Caring for metal awards
Metal trophies generally require minimal maintenance, but a few practices help them stay in display condition over time. Plated surfaces benefit from occasional polishing with a soft cloth to remove fingerprints and light oxidation. Avoid abrasive cleaners on plated finishes, as they can strip the top coat and dull the surface. Stainless steel and aluminium pieces are more forgiving and typically only need a wipe-down with a damp cloth.
For perpetual trophies that accumulate engraved name plates over time, it is worth having the piece professionally serviced and re-polished periodically. A well-maintained perpetual trophy is one of the most visually impressive things a sporting club or institution can display, and the investment in upkeep is small compared to the prestige the piece generates year after year.

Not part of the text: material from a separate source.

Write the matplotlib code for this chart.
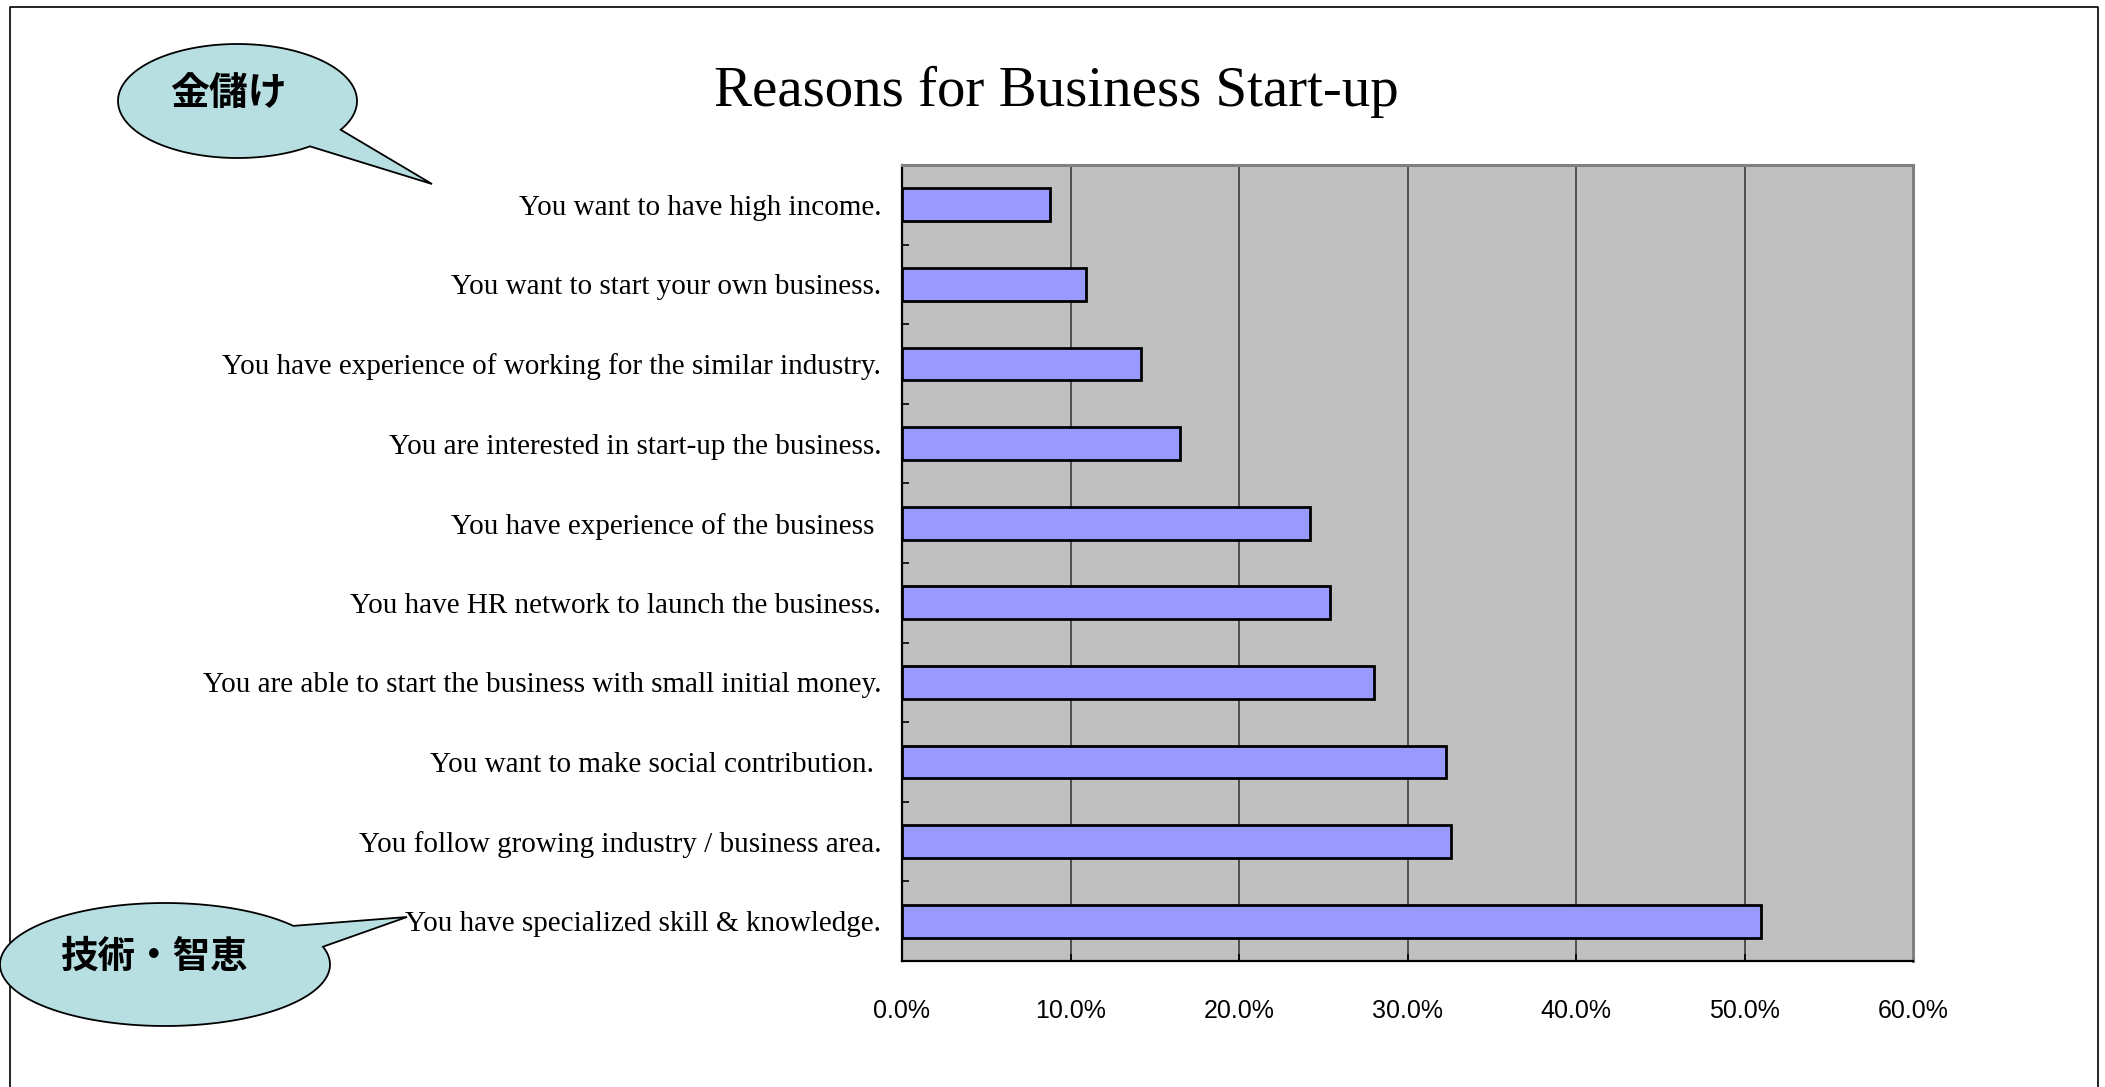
import numpy as np
import matplotlib
matplotlib.use("Agg")
import matplotlib.pyplot as plt
from matplotlib.patches import Polygon
from matplotlib.ticker import FuncFormatter

# ---- data ----
categories = [
    "You want to have high income.",
    "You want to start your own business.",
    "You have experience of working for the similar industry.",
    "You are interested in start-up the business.",
    "You have experience of the business ",
    "You have HR network to launch the business.",
    "You are able to start the business with small initial money.",
    "You want to make social contribution. ",
    "You follow growing industry / business area.",
    "You have specialized skill & knowledge.",
]
values = [0.088, 0.109, 0.142, 0.165, 0.242, 0.254, 0.280, 0.323, 0.326, 0.510]
xticks = [0.0, 0.1, 0.2, 0.3, 0.4, 0.5, 0.6]
title = "Reasons for Business Start-up"
callout_texts = ["金儲け", "技術・智恵"]

W, H = 2105, 1087
fig = plt.figure(figsize=(W / 100, H / 100), dpi=100)
fig.patch.set_facecolor("white")

# main axes (pixel layout)
L, R, T, B = 902, 1913, 165, 961
ax = fig.add_axes([L / W, 1 - B / H, (R - L) / W, (B - T) / H])
ax.set_facecolor("#C0C0C0")
y = np.arange(len(categories))
ax.barh(y, values, height=0.41, color="#9999FF", edgecolor="black", linewidth=2.0, zorder=3)
ax.set_xlim(0, 0.6)
ax.set_ylim(len(categories) - 0.5, -0.5)
ax.set_xticks(xticks)
ax.xaxis.set_major_formatter(FuncFormatter(lambda v, p: f"{v*100:.1f}%"))
ax.set_yticks(y)
ax.set_yticklabels(categories, family=["Liberation Serif"], fontsize=21)
ax.set_yticks(np.arange(-0.5, len(categories), 1.0), minor=True)
ax.tick_params(axis="y", which="major", length=0, pad=15)
ax.tick_params(axis="y", which="minor", length=5, direction="in", width=1.2, color="black")
ax.tick_params(axis="x", which="major", length=5, direction="in", width=1.2, pad=27,
               labelsize=18)
for lab in ax.get_xticklabels():
    lab.set_family(["Liberation Sans Narrow", "Liberation Sans"])
ax.xaxis.grid(True, color="#303030", linewidth=1.1, zorder=1)
ax.set_axisbelow(True)
for s in ["top", "right"]:
    ax.spines[s].set_color("#808080")
    ax.spines[s].set_linewidth(2.2)
for s in ["left", "bottom"]:
    ax.spines[s].set_color("black")
    ax.spines[s].set_linewidth(1.6)

# overlay axes in pixel coordinates for frame, title, callouts
ov = fig.add_axes([0, 0, 1, 1], zorder=5)
ov.set_xlim(0, W)
ov.set_ylim(H, 0)
ov.axis("off")
ov.patch.set_alpha(0)

# page frame
ov.plot([10, 10, 2098, 2098], [H, 7, 7, H], color="black", lw=1.2, clip_on=False)

ov.text(1056, 106, title, family=["Liberation Serif"], fontsize=41,
        ha="center", va="baseline")


def callout(cx, cy, a, b, th1, th2, tip):
    th = np.radians(np.linspace(th2, th1 + 360, 200))
    pts = np.column_stack([cx + a * np.cos(th), cy + b * np.sin(th)])
    pts = np.vstack([pts, tip])
    ov.add_patch(Polygon(pts, closed=True, facecolor="#B7DFE2", edgecolor="black",
                         linewidth=1.3, clip_on=False, zorder=6))


callout(237.5, 101, 119.5, 57, 30.3, 52.7, (432, 184))
callout(165, 964.5, 165, 61.5, -38.9, -16.8, (407, 917))

cjk = ["Noto Sans CJK JP", "DejaVu Sans"]
ov.text(228, 93, callout_texts[0], family=cjk, fontsize=28, fontweight="bold",
        ha="center", va="center", zorder=7)
ov.text(155, 956, callout_texts[1], family=cjk, fontsize=27, fontweight="bold",
        ha="center", va="center", zorder=7)

fig.savefig("out.png", dpi=100)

Choosing the right metal trophy for your occasion
The most useful starting point when selecting a metal trophy is to be honest about what the occasion demands. Ask how long the recipient is likely to keep it, where it will be displayed, and what level of prestige the award is meant to signal. A junior football season-ending trophy for a nine-year-old will have very different requirements from a chairman's award presented at an annual company gala.

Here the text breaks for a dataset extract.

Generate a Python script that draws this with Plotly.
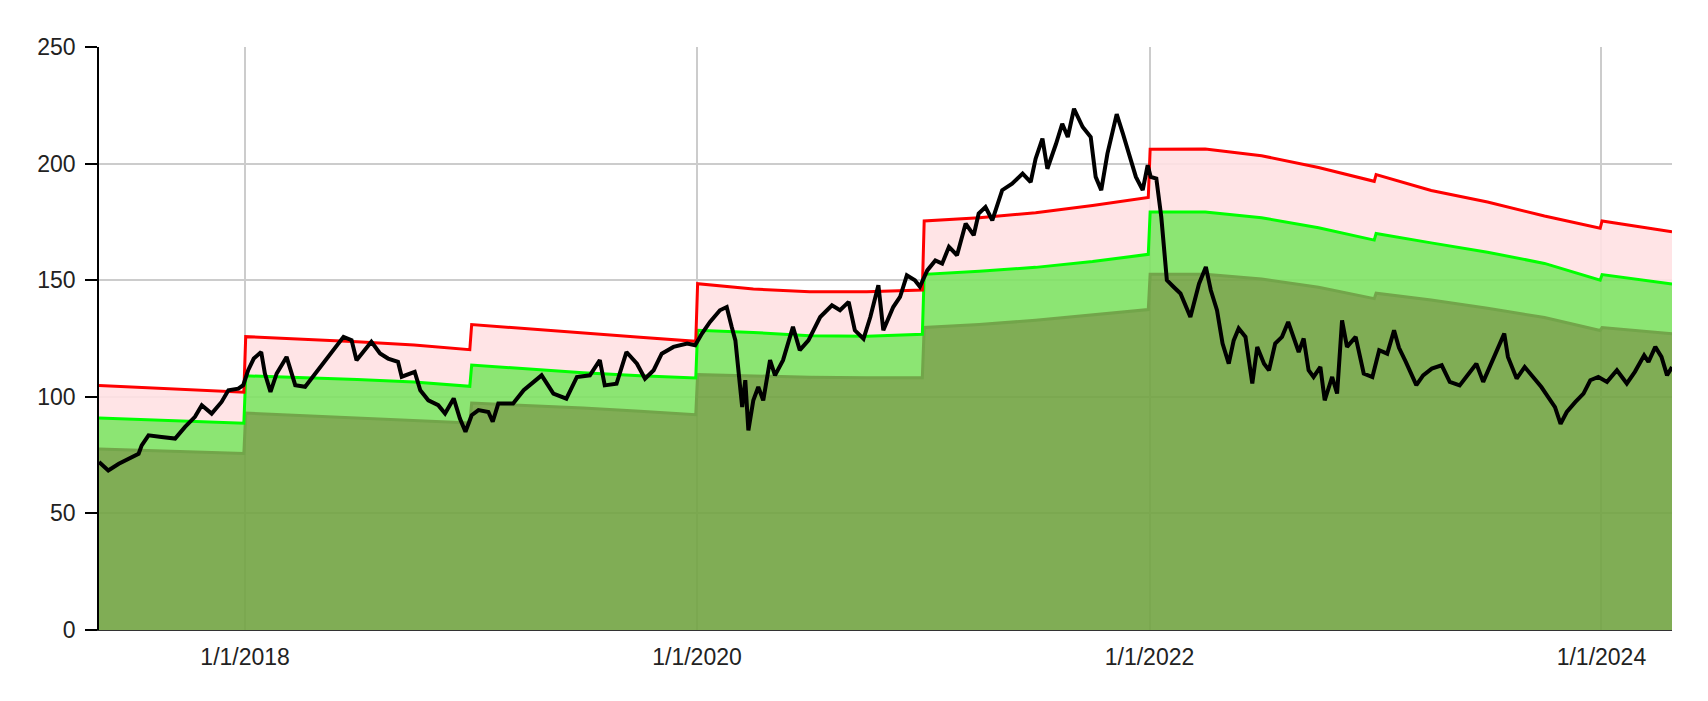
import plotly.graph_objects as go

# ---------------- data ----------------
band_dates = [
    "2017-05-10", "2017-09-01", "2017-12-30",
    "2018-01-02", "2018-04-01", "2018-07-01", "2018-10-01", "2018-12-30",
    "2019-01-02", "2019-04-01", "2019-07-01", "2019-10-01", "2019-12-30",
    "2020-01-02", "2020-04-01", "2020-07-01", "2020-10-01", "2020-12-30",
    "2021-01-02", "2021-04-01", "2021-07-01", "2021-10-01", "2021-12-30",
    "2022-01-02", "2022-04-01", "2022-07-01", "2022-10-01", "2022-12-30",
    "2023-01-02", "2023-04-01", "2023-07-01", "2023-10-01", "2023-12-30",
    "2024-01-02", "2024-04-24",
]
red_vals = [
    104.8, 103.3, 102.0,
    125.8, 124.8, 123.6, 122.2, 120.2,
    131.0, 129.1, 127.2, 125.5, 123.8,
    148.5, 146.2, 145.0, 145.1, 145.8,
    175.4, 176.8, 178.9, 182.0, 185.5,
    206.2, 206.3, 203.4, 198.3, 192.4,
    195.3, 188.5, 183.5, 177.5, 172.3,
    175.4, 170.8,
]
green_vals = [
    90.9, 89.8, 88.7,
    109.0, 108.3, 107.4, 106.3, 104.5,
    113.6, 112.0, 110.3, 109.0, 108.1,
    128.5, 127.6, 126.2, 126.0, 126.8,
    152.5, 153.8, 155.5, 158.0, 161.1,
    179.2, 179.2, 176.8, 172.5, 167.2,
    170.0, 166.0, 162.0, 157.2, 150.0,
    152.4, 148.4,
]
lower_vals = [
    77.6, 76.6, 75.7,
    93.0, 92.0, 91.0, 90.0, 88.8,
    97.3, 96.3, 95.2, 93.8, 92.3,
    109.5, 108.8, 108.4, 108.2, 108.2,
    129.7, 131.0, 132.8, 135.0, 137.4,
    152.5, 152.5, 150.5, 147.0, 142.1,
    144.4, 141.5, 138.0, 134.0, 128.4,
    129.7, 127.0,
]

price_dates = [
    "2017-05-10", "2017-05-25", "2017-06-11", "2017-06-27", "2017-07-13", "2017-07-18",
    "2017-07-29", "2017-08-19", "2017-09-10", "2017-09-26", "2017-10-12", "2017-10-23",
    "2017-11-08", "2017-11-24", "2017-12-05", "2017-12-21", "2017-12-29",
    "2018-01-06", "2018-01-15", "2018-01-27", "2018-02-02", "2018-02-11", "2018-02-21",
    "2018-03-09", "2018-03-23", "2018-04-08", "2018-04-24", "2018-05-10", "2018-05-24",
    "2018-06-09", "2018-06-22", "2018-06-30", "2018-07-24", "2018-08-07", "2018-08-20",
    "2018-09-05", "2018-09-11", "2018-10-02", "2018-10-11", "2018-10-24", "2018-11-09",
    "2018-11-20", "2018-12-04", "2018-12-14", "2018-12-23",
    "2019-01-02", "2019-01-13", "2019-01-29", "2019-02-05", "2019-02-14", "2019-03-10",
    "2019-03-27", "2019-04-25", "2019-05-14", "2019-06-04", "2019-06-21", "2019-07-12",
    "2019-07-28", "2019-08-05", "2019-08-24", "2019-09-09", "2019-09-26", "2019-10-09",
    "2019-10-23", "2019-11-05", "2019-11-24", "2019-12-16", "2019-12-29",
    "2020-01-09", "2020-01-22", "2020-02-07", "2020-02-18", "2020-02-26", "2020-03-03",
    "2020-03-09", "2020-03-14", "2020-03-19", "2020-03-24", "2020-04-01", "2020-04-09",
    "2020-04-17", "2020-04-28", "2020-05-06", "2020-05-19", "2020-06-04", "2020-06-15",
    "2020-06-29", "2020-07-18", "2020-08-06", "2020-08-19", "2020-09-02", "2020-09-12",
    "2020-09-26", "2020-10-07", "2020-10-20", "2020-10-28", "2020-11-13", "2020-11-24",
    "2020-12-05", "2020-12-18", "2020-12-26",
    "2021-01-07", "2021-01-20", "2021-01-31", "2021-02-11", "2021-02-24", "2021-03-10",
    "2021-03-23", "2021-03-31", "2021-04-11", "2021-04-22", "2021-05-08", "2021-05-24",
    "2021-06-10", "2021-06-23", "2021-07-01", "2021-07-12", "2021-07-20", "2021-08-03",
    "2021-08-13", "2021-08-22", "2021-09-01", "2021-09-15", "2021-09-28", "2021-10-06",
    "2021-10-15", "2021-10-25", "2021-11-02", "2021-11-09", "2021-11-19", "2021-11-29",
    "2021-12-10", "2021-12-21", "2021-12-29",
    "2022-01-03", "2022-01-12", "2022-01-20", "2022-01-25", "2022-01-29", "2022-02-09",
    "2022-02-20", "2022-03-08", "2022-03-22", "2022-04-02", "2022-04-10", "2022-04-20",
    "2022-04-29", "2022-05-09", "2022-05-17", "2022-05-25", "2022-06-05", "2022-06-16",
    "2022-06-24", "2022-07-05", "2022-07-13", "2022-07-23", "2022-08-03", "2022-08-13",
    "2022-08-22", "2022-08-30", "2022-09-07", "2022-09-15", "2022-09-23", "2022-10-04",
    "2022-10-11", "2022-10-23", "2022-10-31", "2022-11-08", "2022-11-16", "2022-11-30",
    "2022-12-13", "2022-12-27",
    "2023-01-07", "2023-01-20", "2023-01-31", "2023-02-08", "2023-02-19", "2023-03-02",
    "2023-03-08", "2023-03-19", "2023-04-02", "2023-04-18", "2023-05-01", "2023-05-17",
    "2023-05-28", "2023-06-13", "2023-06-24", "2023-07-08", "2023-07-18", "2023-07-28",
    "2023-08-03", "2023-08-17", "2023-08-30", "2023-09-13", "2023-09-26", "2023-10-07",
    "2023-10-18", "2023-10-27", "2023-11-06", "2023-11-20", "2023-12-03", "2023-12-14",
    "2023-12-27",
    "2024-01-10", "2024-01-26", "2024-02-11", "2024-02-24", "2024-03-10", "2024-03-17",
    "2024-03-28", "2024-04-07", "2024-04-16", "2024-04-24",
]
price_vals = [
    72.0, 68.4, 71.3, 73.5, 75.6, 79.2,
    83.5, 82.8, 82.1, 87.1, 91.4, 96.4,
    92.8, 97.8, 102.8, 103.5, 105.0,
    111.4, 116.4, 119.2, 110.0, 102.1, 110.0,
    117.1, 105.0, 104.3, 110.0, 115.7, 120.7,
    125.7, 124.3, 115.7, 123.6, 118.6, 116.4,
    115.0, 108.6, 110.7, 102.8, 98.5, 96.4,
    92.8, 99.3, 90.7, 85.0,
    92.1, 94.3, 93.5, 89.3, 97.1, 97.1,
    102.8, 109.2, 101.4, 99.2, 108.5, 109.2,
    115.7, 104.9, 105.6, 119.2, 114.2, 107.8,
    111.4, 118.5, 121.4, 122.8, 122.1,
    127.1, 132.1, 137.1, 138.5, 130.0, 124.2,
    108.5, 95.6, 107.1, 85.6, 98.5, 104.2,
    98.5, 115.7, 109.2, 115.7, 130.0, 120.0,
    124.2, 134.2, 139.2, 137.1, 140.7, 128.5,
    124.9, 134.2, 147.8, 128.5, 138.5, 142.8,
    152.1, 150.0, 147.2,
    154.2, 158.5, 157.1, 164.3, 160.7, 174.3,
    169.3, 178.6, 181.4, 175.7, 188.6, 191.4,
    195.7, 192.1, 202.1, 210.7, 197.8, 208.5,
    217.1, 211.4, 223.5, 215.7, 211.4, 194.3,
    188.6, 204.3, 214.3, 221.2, 212.9, 204.3,
    194.3, 188.6, 199.3,
    194.3, 193.6, 177.1, 160.0, 150.0, 147.1,
    144.3, 134.2, 148.5, 155.7, 145.7, 137.1,
    122.8, 114.2, 124.2, 129.3, 125.7, 105.7,
    121.4, 114.2, 111.4, 122.8, 125.7, 132.1,
    125.7, 119.2, 125.0, 111.4, 108.5, 112.8,
    98.5, 108.5, 101.4, 132.8, 121.4, 125.7,
    110.0, 108.5,
    120.0, 118.5, 128.5, 121.0, 115.0, 109.0,
    105.0, 109.2, 112.1, 113.5, 106.4, 104.9,
    108.5, 114.2, 106.4, 115.0, 120.7, 127.1,
    117.1, 107.8, 112.8, 108.5, 104.2, 99.9,
    95.6, 88.4, 93.5, 97.8, 101.4, 107.1,
    108.5,
    106.4, 111.4, 105.7, 110.7, 117.8, 115.0,
    121.4, 117.1, 109.2, 112.8,
]

y_tick_vals = [0, 50, 100, 150, 200, 250]
x_range = ["2017-05-10", "2024-04-24"]

# ---------------- figure ----------------
FONT = "Arial, 'Liberation Sans', Helvetica, sans-serif"

fig = go.Figure()

fig.add_trace(go.Scatter(
    x=band_dates, y=lower_vals, mode="lines",
    line=dict(color="#72a54a", width=3),
    fill="tozeroy", fillcolor="rgba(114,164,66,0.9)",
    hoverinfo="skip", showlegend=False,
))
fig.add_trace(go.Scatter(
    x=band_dates, y=green_vals, mode="lines",
    line=dict(color="#00ff00", width=3),
    fill="tonexty", fillcolor="rgba(128,226,100,0.9)",
    hoverinfo="skip", showlegend=False,
))
fig.add_trace(go.Scatter(
    x=band_dates, y=red_vals, mode="lines",
    line=dict(color="#ff0000", width=3),
    fill="tonexty", fillcolor="rgba(255,225,227,0.9)",
    hoverinfo="skip", showlegend=False,
))
fig.add_trace(go.Scatter(
    x=price_dates, y=price_vals, mode="lines",
    line=dict(color="#000000", width=4),
    showlegend=False,
))

fig.update_layout(
    width=1700, height=693,
    margin=dict(l=91, r=36, t=39, b=71, pad=0),
    paper_bgcolor="white", plot_bgcolor="white",
    font=dict(family=FONT, size=23, color="#222222"),
    showlegend=False,
    xaxis=dict(
        type="date", range=x_range,
        tick0="2018-01-01", dtick="M24", tickformat="%-m/%-d/%Y",
        showgrid=True, gridcolor="#cccccc", gridwidth=1.5,
        ticks="", showline=True, linecolor="#333333", linewidth=1,
        zeroline=False, ticklabelstandoff=6,
    ),
    yaxis=dict(
        range=[0, 250], tickvals=y_tick_vals,
        showgrid=True, gridcolor="#cccccc", gridwidth=1.5,
        ticks="outside", ticklen=12, tickwidth=1.5, tickcolor="#000000",
        showline=True, linecolor="#000000", linewidth=1.5,
        zeroline=False, ticklabelstandoff=5,
    ),
    yaxis2=dict(
        range=[0, 250], tickvals=y_tick_vals, overlaying="y", side="left",
        ticks="inside", ticklen=12, tickwidth=1.5, tickcolor="#000000",
        showticklabels=False, showgrid=False, showline=False, zeroline=False,
    ),
)

fig.write_html("out.html")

Budget matters too, but it is worth noting that metal trophies span a wider price range than many people assume. Entry-level zinc alloy trophies on simple bases can be very competitively priced, while fully custom cast pieces command a premium. The key is matching the material grade and finish to the occasion rather than defaulting to either end of the scale without thought.
Whatever the context, the fundamental appeal of a metal trophy has not changed. It is a physical object that says, clearly and without ambiguity, that something significant happened here and that the person receiving it earned it. That is a message worth getting right.